Thursday night, representatives of the Coalition Provisional Authority met with ethnic community leaders in Kirkuk and asked them to strive to reduce tension (al-Zaman).
AP also noted that ‘ At Friday prayers, firebrand Shiite cleric Muqdata al-Sadr spoke against any federal system, saying it “is meant to divide the country according to their interests.” He apparently was referring to Kurdish interests when he spoke at Kufa mosque, just outside the southern city of Najaf. ‘ The hostility to loose federalism and the devotion to a strong central government is characteristic of the major Shiite parties across the board.
Daniel Senor of the CPA dismissed the events in Kirkuk as “isolated incidents,” and said that reprisals against Baathists had been relatively few. He pointed out that thousands of Fascists had been killed in reprisals in Italy after World War II.
It is always a bad sign when political spokesmen try to schmooze journalists into thinking that anything less than 20,000 deaths is not significant. I certainly hope the press corps can see through that ploy. But in addition, Senor’s point does not even make any sense. The events in Kirkuk were not reprisals against Baathists. They were ethnic fighting over the future of the city. Historical analogies are always misleading, but if you had to compare them to something, it would to post-Soviet Eastern Europe, and the question is whether we are dealing with Bratislava, Slovakia (peaceful splitting from the Czech Republic)) or with Bosnia in spring of 1992. In the latter, a multiethnic society was subsequently torn apart.
The reason the events in Kirkuk may be significant is that something will have to be done with the city. Either it will be left as the capital of at-Tamim Province and the 250,000 Arabs transplanted to it will be allowed to stay in the homes Saddam stole from the Turkmen and Kurds to give to them; or it will, as the Kurds demand, be transferred to a new Kurdistan province that will unite in itself at-Tamim, Dahuk, Arbil, Sulaimaniya, and Diyala (Diyala is a stretch).
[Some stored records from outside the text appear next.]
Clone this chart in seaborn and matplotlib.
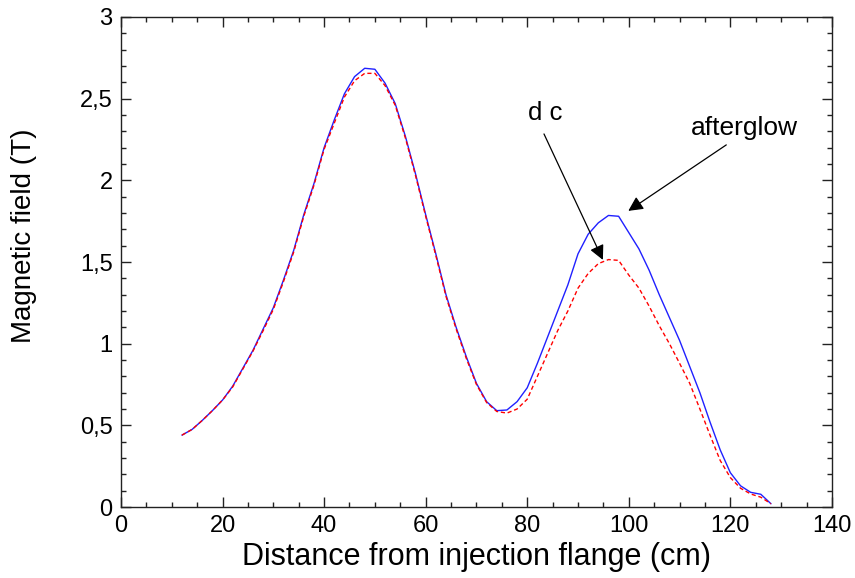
import numpy as np
import pandas as pd
import matplotlib
matplotlib.use("Agg")
import matplotlib.pyplot as plt
from matplotlib.ticker import MultipleLocator, FuncFormatter
import seaborn as sns

# distance from injection flange (cm)
distance = list(range(12, 130, 2))

# afterglow field (T)
afterglow = [0.44, 0.475, 0.53, 0.59, 0.655, 0.74, 0.85, 0.96, 1.09, 1.22,
             1.39, 1.57, 1.79, 1.98, 2.20, 2.37, 2.53, 2.635, 2.686, 2.68,
             2.595, 2.47, 2.27, 2.04, 1.79, 1.55, 1.30, 1.10, 0.92, 0.757,
             0.645, 0.59, 0.594, 0.645, 0.73, 0.88, 1.04, 1.20, 1.36, 1.55,
             1.67, 1.74, 1.785, 1.78, 1.68, 1.58, 1.45, 1.30, 1.16, 1.02,
             0.86, 0.70, 0.52, 0.35, 0.21, 0.13, 0.09, 0.078, 0.02]

# dc field (T)
dc = [0.44, 0.475, 0.53, 0.59, 0.655, 0.735, 0.845, 0.955, 1.08, 1.21,
      1.38, 1.56, 1.78, 1.97, 2.19, 2.35, 2.51, 2.61, 2.655, 2.655,
      2.58, 2.46, 2.26, 2.03, 1.78, 1.54, 1.29, 1.09, 0.91, 0.75,
      0.64, 0.585, 0.575, 0.60, 0.66, 0.80, 0.94, 1.08, 1.20, 1.34,
      1.43, 1.49, 1.515, 1.51, 1.42, 1.34, 1.23, 1.11, 1.00, 0.88,
      0.757, 0.60, 0.44, 0.285, 0.18, 0.115, 0.08, 0.06, 0.02]

df = pd.DataFrame({"distance": distance, "afterglow": afterglow, "dc": dc})

sns.set_style("ticks")
plt.rcParams['font.family'] = ['Liberation Sans', 'DejaVu Sans']
plt.rcParams['text.color'] = 'black'
plt.rcParams['axes.labelcolor'] = 'black'

fig = plt.figure(figsize=(8.55, 5.78), dpi=100)
ax = fig.add_axes([0.1415, 0.1228, 0.8315, 0.8478])

sns.lineplot(data=df, x="distance", y="afterglow", color="#2020ff", lw=1.0, ax=ax)
sns.lineplot(data=df, x="distance", y="dc", color="#ff0000", lw=1.0, ax=ax,
             linestyle=(0, (3, 2)))

ax.set_xlim(0, 140)
ax.set_ylim(0, 3)
ax.xaxis.set_major_locator(MultipleLocator(20))
ax.xaxis.set_minor_locator(MultipleLocator(5))
ax.yaxis.set_major_locator(MultipleLocator(0.5))
ax.yaxis.set_minor_locator(MultipleLocator(0.1))
ax.yaxis.set_major_formatter(FuncFormatter(lambda v, p: ("%g" % v).replace(".", ",")))

ax.tick_params(which="both", direction="in", top=True, right=True, colors="#222222",
               labelcolor="black", width=1)
ax.tick_params(which="major", length=7, labelsize=17, pad=6)
ax.tick_params(which="minor", length=3.5)
for s in ax.spines.values():
    s.set_color("#222222")
    s.set_linewidth(1)

ax.set_xlabel("Distance from injection flange (cm)", fontsize=22, labelpad=3)
ax.set_ylabel("Magnetic field (T)", fontsize=20)
ax.yaxis.set_label_coords(-0.118, 0.553)

arrow = dict(arrowstyle="-|>", color="black", lw=0.9, mutation_scale=22, shrinkA=0, shrinkB=0)
ax.annotate("", xy=(94.9, 1.513), xytext=(83.3, 2.284), arrowprops=arrow)
ax.text(83.5, 2.41, "d c", fontsize=18.5, ha="center", va="center")
ax.annotate("", xy=(99.9, 1.813), xytext=(119.2, 2.217), arrowprops=arrow)
ax.text(122.8, 2.32, "afterglow", fontsize=19, ha="center", va="center")

fig.savefig("out.png", dpi=100)
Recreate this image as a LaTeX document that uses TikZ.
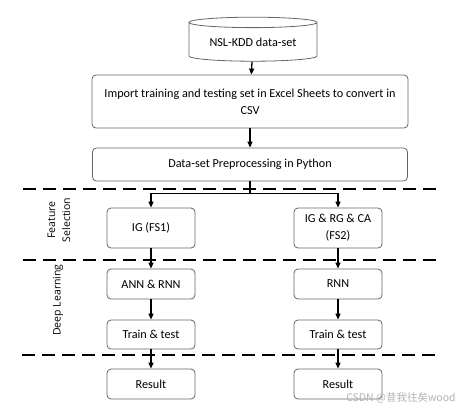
\documentclass[tikz,border=0pt]{standalone}
\usepackage{fontspec}
\setmainfont{Carlito}
\newfontfamily\cjk{Noto Sans CJK SC}
\newfontfamily\sidefont{Open Sans}
\usetikzlibrary{shapes.geometric,arrows.meta}
\begin{document}
\begin{tikzpicture}[x=1bp,y=-1bp,
  box/.style={draw=gray!80!black, rounded corners=4bp, line width=0.8bp, align=center,
    font=\fontsize{12.2bp}{17bp}\selectfont, inner sep=0pt, minimum width=88bp},
  arr/.style={-{Triangle[length=6bp,width=5bp]}, line width=1.3bp},
  sep/.style={dash pattern=on 13bp off 7bp, line width=2.5bp},
  side/.style={rotate=90, align=center, font=\sidefont\fontsize{10.5bp}{15bp}\selectfont}]
\useasboundingbox (0,0) rectangle (474,412);
% nodes
\node[cylinder, shape border rotate=90, aspect=0.12, draw=gray!80!black, line width=0.8bp,
  minimum width=128bp, minimum height=44bp, inner sep=0pt,
  font=\fontsize{12.2bp}{15bp}\selectfont] (ds) at (253,42) {NSL-KDD data-set};
\node[box, minimum width=316bp, minimum height=53bp] (imp) at (250,101.5)
  {Import training and testing set in Excel Sheets to convert in\\CSV};
\node[box, minimum width=315bp, minimum height=33bp] (pre) at (250,164.5)
  {Data-set Preprocessing in Python};
\node[box, minimum height=40bp] (fs1) at (151,228) {IG (FS1)};
\node[box, minimum height=40bp] (fs2) at (338,228) {IG \& RG \& CA\\(FS2)};
\node[box, minimum height=30bp] (ann) at (151,284) {ANN \& RNN};
\node[box, minimum height=30bp] (rnn) at (338,284) {RNN};
\node[box, minimum height=29bp] (tt1) at (151,334.5) {Train \& test};
\node[box, minimum height=29bp] (tt2) at (338,334.5) {Train \& test};
\node[box, minimum height=30bp] (res1) at (151,384) {Result};
\node[box, minimum height=30bp] (res2) at (338,384) {Result};
% side labels
\node[side] (lfs) at (59,220) {Feature\\Selection};
\node[side] (ldl) at (58,300) {Deep Learning};
% dashed separators
\draw[sep] (23,189) -- (442,189);
\draw[sep] (23,260) -- (442,260);
\draw[sep] (22,355) -- (438,355);
% connectors
\draw[arr] (ds) -- (imp);
\draw[arr] (imp) -- (pre);
\draw[line width=1.3bp] (pre.south) -- ++(0,12) coordinate (j);
\draw[arr] (j) -| (fs1);
\draw[arr] (j) -| (fs2);
\draw[arr] (fs1) -- (ann);
\draw[arr] (fs2) -- (rnn);
\draw[arr] (ann) -- (tt1);
\draw[arr] (rnn) -- (tt2);
\draw[arr] (tt1) -- (res1);
\draw[arr] (tt2) -- (res2);
% watermark
\node[text=gray!60, font=\cjk\fontsize{10.5bp}{12bp}\selectfont, inner sep=0pt] (wm) at (401,398) {CSDN @昔我往矣wood};
\end{tikzpicture}
\end{document}
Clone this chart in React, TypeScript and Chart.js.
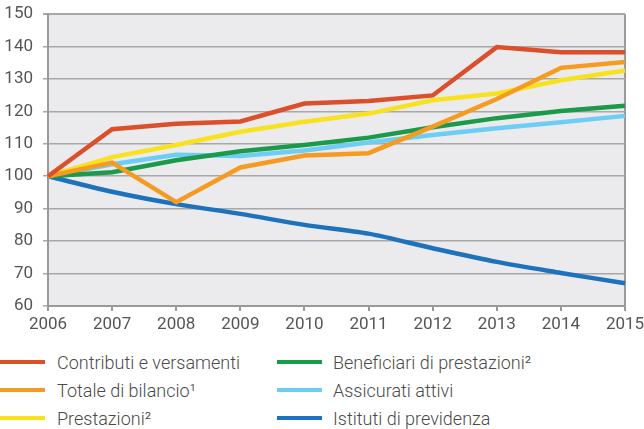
import React, { useEffect, useRef } from "react";
import { Chart, registerables } from "chart.js";

Chart.register(...registerables);

const years = ["2006", "2007", "2008", "2009", "2010", "2011", "2012", "2013", "2014", "2015"];
const contributi = [100, 114.5, 116.2, 116.9, 122.4, 123.2, 124.9, 139.8, 138.2, 138.2];
const totale = [100, 104.2, 92.0, 102.7, 106.4, 107.1, 115.3, 123.8, 133.4, 135.2];
const prestazioni = [100, 105.9, 109.6, 113.7, 116.8, 119.3, 123.4, 125.5, 129.6, 132.6];
const beneficiari = [100, 101.2, 104.9, 107.7, 109.6, 111.9, 115.1, 117.9, 120.1, 121.7];
const assicurati = [100, 103.7, 106.6, 106.2, 107.9, 110.4, 112.7, 114.8, 116.6, 118.6];
const istituti = [100, 95.2, 91.4, 88.4, 85.0, 82.3, 77.8, 73.6, 70.2, 67.0];
const yTicks = [60, 70, 80, 90, 100, 110, 120, 130, 140, 150];

const C_RED = "#db4f2a";
const C_ORANGE = "#f59b22";
const C_YELLOW = "#f8e11f";
const C_GREEN = "#1a9a4a";
const C_LBLUE = "#6dcdf4";
const C_BLUE = "#1e71bb";

const legendItems = [
  { label: "Contributi e versamenti", color: C_RED, col: 0, row: 0 },
  { label: "Totale di bilancio\u00B9", color: C_ORANGE, col: 0, row: 1 },
  { label: "Prestazioni\u00B2", color: C_YELLOW, col: 0, row: 2 },
  { label: "Beneficiari di prestazioni\u00B2", color: C_GREEN, col: 1, row: 0 },
  { label: "Assicurati attivi", color: C_LBLUE, col: 1, row: 1 },
  { label: "Istituti di previdenza", color: C_BLUE, col: 1, row: 2 },
];

const bgPlugin = {
  id: "plotBg",
  beforeDraw(chart: any) {
    const { ctx, chartArea } = chart;
    ctx.save();
    ctx.fillStyle = "#ebebed";
    ctx.fillRect(chartArea.left, chartArea.top, chartArea.right - chartArea.left, chartArea.bottom - chartArea.top);
    ctx.restore();
  },
};

export default function App() {
  const ref = useRef<HTMLCanvasElement | null>(null);
  useEffect(() => {
    if (!ref.current) return;
    const mk = (label: string, data: number[], color: string, order: number, tension = 0) => ({
      label,
      data,
      borderColor: color,
      backgroundColor: color,
      borderWidth: 4.5,
      pointRadius: 0,
      tension,
      order,
      borderJoinStyle: "miter" as const,
    });
    const chart = new Chart(ref.current, {
      type: "line",
      data: {
        labels: years,
        datasets: [
          mk("Istituti di previdenza", istituti, C_BLUE, 6, 0.3),
          mk("Assicurati attivi", assicurati, C_LBLUE, 5),
          mk("Beneficiari di prestazioni", beneficiari, C_GREEN, 4),
          mk("Prestazioni", prestazioni, C_YELLOW, 3),
          mk("Totale di bilancio", totale, C_ORANGE, 2),
          mk("Contributi e versamenti", contributi, C_RED, 1),
        ],
      },
      options: {
        responsive: false,
        animation: false,
        layout: { padding: { left: 0, right: 19, top: 14, bottom: 0 } },
        plugins: { legend: { display: false }, tooltip: { enabled: false } },
        scales: {
          x: {
            type: "category",
            offset: false,
            grid: {
              color: (c: any) => (c.index === years.length - 1 ? "#9a9a9a" : "rgba(0,0,0,0)"),
              lineWidth: 2,
              tickColor: "#9a9a9a",
              tickLength: 5,
              drawTicks: true,
            },
            border: { color: "#9a9a9a", width: 2 },
            ticks: {
              color: "#555555",
              font: { family: "Roboto", size: 17, weight: 400 },
              padding: 4,
              maxRotation: 0,
              autoSkip: false,
            },
            afterFit: (s: any) => {
              s.height = 39;
              s.paddingLeft = 0;
              s.paddingRight = 0;
            },
          },
          y: {
            min: 60,
            max: 150,
            afterBuildTicks: (s: any) => {
              s.ticks = yTicks.map((v) => ({ value: v }));
            },
            grid: {
              color: (c: any) => (c.tick && c.tick.value === 60 ? "rgba(0,0,0,0)" : "#a8a8a8"),
              lineWidth: (c: any) => (c.tick && c.tick.value === 150 ? 2 : 1.5),
              tickLength: 5,
              tickColor: "#a8a8a8",
            },
            border: { color: "#9a9a9a", width: 2 },
            ticks: {
              color: "#555555",
              font: { family: "Roboto", size: 17, weight: 400 },
              padding: 10,
            },
            afterFit: (s: any) => {
              s.width = 48;
              s.paddingTop = 0;
              s.paddingBottom = 0;
            },
          },
        },
      },
      plugins: [bgPlugin],
    });
    return () => chart.destroy();
  }, []);

  return (
    <div style={{ position: "absolute", left: 0, top: 0, width: 644, height: 429, background: "#fff", fontFamily: "Roboto" }}>
      <canvas ref={ref} width={644} height={345} style={{ display: "block" }} />
      {legendItems.map((it) => (
        <div
          key={it.label}
          style={{
            position: "absolute",
            left: it.col === 0 ? 0 : 277,
            top: 362 + it.row * 28 - 13,
            height: 26,
            display: "flex",
            alignItems: "center",
            whiteSpace: "nowrap",
          }}
        >
          <div style={{ width: 45, height: 4, background: it.color }} />
          <span
            style={{
              marginLeft: it.col === 0 ? 12 : 11,
              fontSize: 18,
              color: "#4a4a4a",
              fontWeight: 300,
            }}
          >
            {it.label}
          </span>
        </div>
      ))}
    </div>
  );
}
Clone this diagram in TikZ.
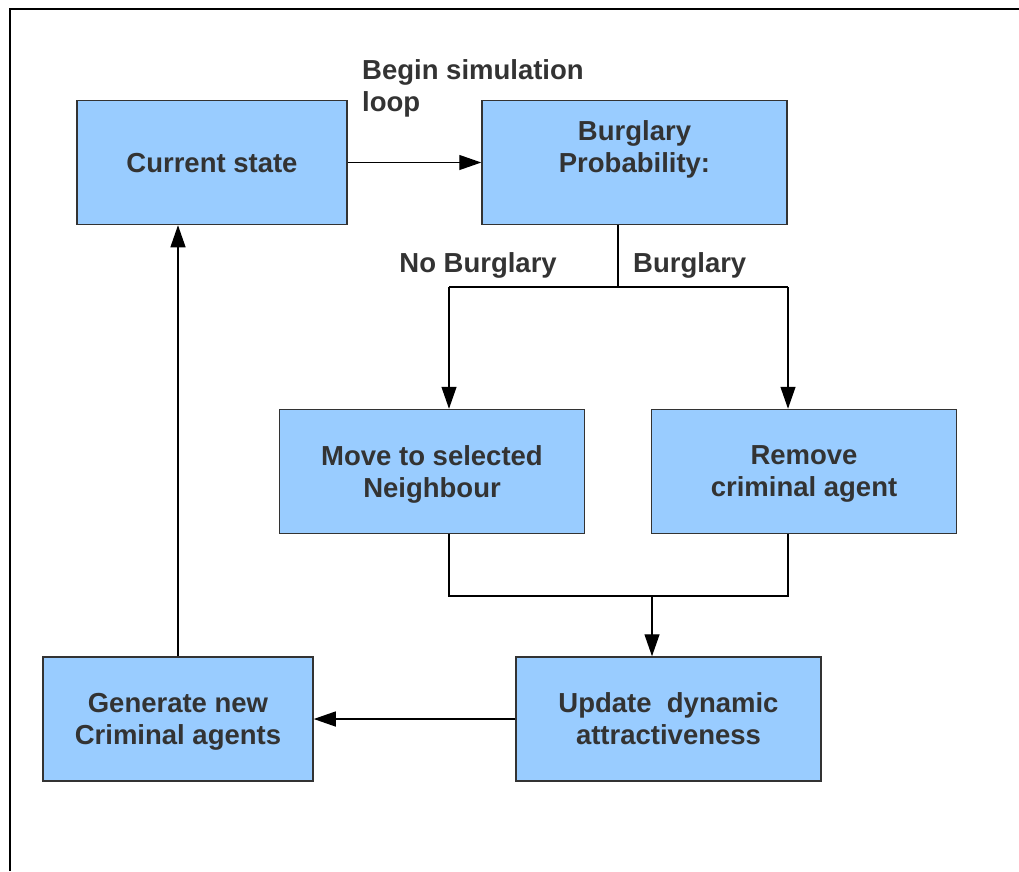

Either decision, to leave things as they are or to change things, is going to make some part of the population fighting mad, and they all have guns (a lot of them seem to have rocket propelled grenades).
So the fact that there haven’t been large scale reprisals against the Arabs in Kirkuk is certainly positive, but the fact is that Kurds have been streaming back into the city and it is early days. That ethnic conflict came to a low boil as soon as the Kurds so much as mentioned their plan to annex Kirkuk is a very bad sign for the future Iraqi government’s stability (the CPA will carefully avoid taking a decision before July 1, so as not to risk provoking major violence on its watch). Though, since the US plans to have an embassy in Baghdad with 3,000 personnel, even decisions of the new Iraqi government will in a way be on its watch.